L’influence Russe gagne du terrain au Sahel, elle qui n’a pas d’antécédent colonial avec l’Afrique, veut étendre son influence sur le continent le plus convoité. Sergueï Lavrov, le ministre russe des affaires étrangères, aux Nations unies a affirmé que le Mali est entré en contact avec Wagner même s’il nie toute implication de la Russie dans cette affaire. Tout porte à croire que le Kremlin joue un rôle capital dans l’expansion de Wagner dans le monde parce que ces mercenaires opérant uniquement dans les zones où la Russie a des intérêts géostratégiques comme en RSA, Libye ou économique comme en Syrie.

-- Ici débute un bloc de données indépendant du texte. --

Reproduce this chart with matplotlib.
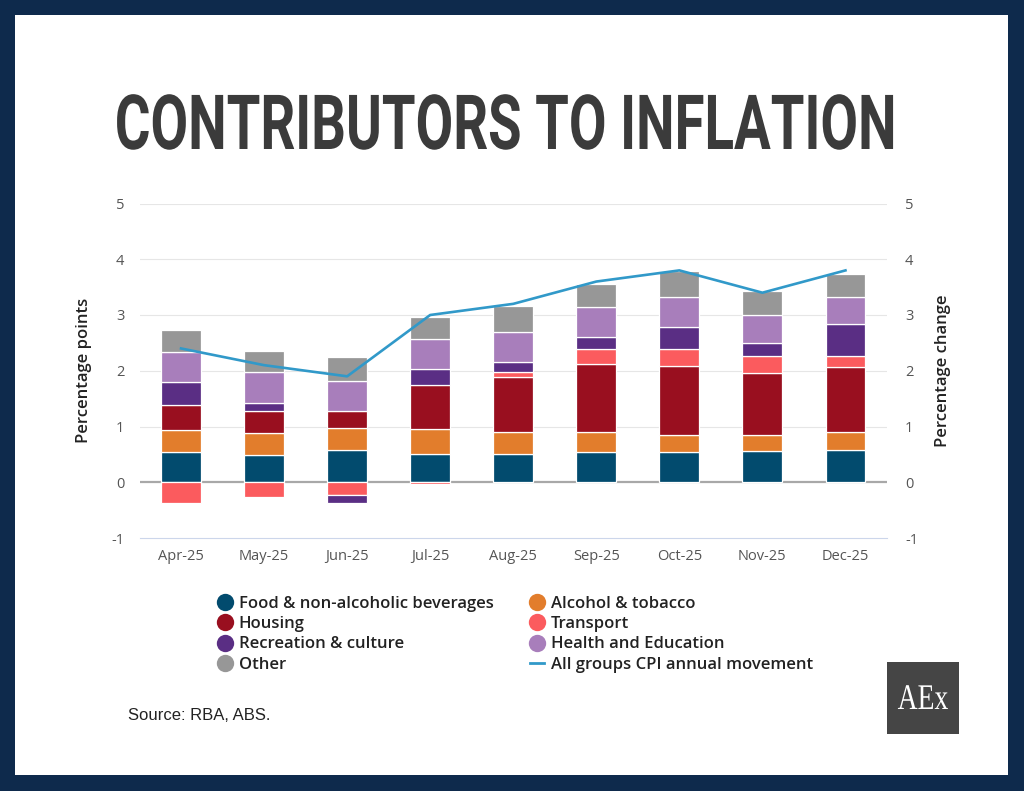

Plusieurs partenaires du Mali se sont érigés contre ce projet et l’Union européenne, la CEDEAO et l’Allemagne. La France affirme avec clarté sa présence et ne quittera pas le Sahel contrairement à ce qu’elle avait laissé entendre en juin dernier avec la fin annoncée de Barkhane en tant que opération extérieure, par le président français Emmanuel Macron même si les autorités françaises sont loin d’être enchantées de partager le territoire avec d’autres, qu’elles soient privées ou non.

La transition ne semble plus respecter le délai qui lui est imparti. Lors d’une interview accordée à RFI et France 24, Choguel n’exclut pas la possibilité de proroger la transition de quelques semaines ou quelques mois car les élections ne sont plus à l’ordre du jour.

Selon lui, ce sont les assises nationales sur la Refondation qui définiraient un nouveau chronogramme électoral. La carte Wagner reste entre les mains des autorités maliennes qui semblent avoir compris l’enjeu, pour calmer les ardeurs de leurs partenaires de longue date dont la sincérité est remise en cause par une bonne partie de la population malienne qui ne manque pas d’occasion pour manifester pour leur départ.

A quelques mois des élections présidentielles françaises prévues en Avril 2022, l’administration de Macron se retrouve dans une situa­tion perplexe. Sa politique au Sahel est décriée par l’opinion publique malienne et l’avenir de la présence française au Sahel risque de dominer les débats de campagne.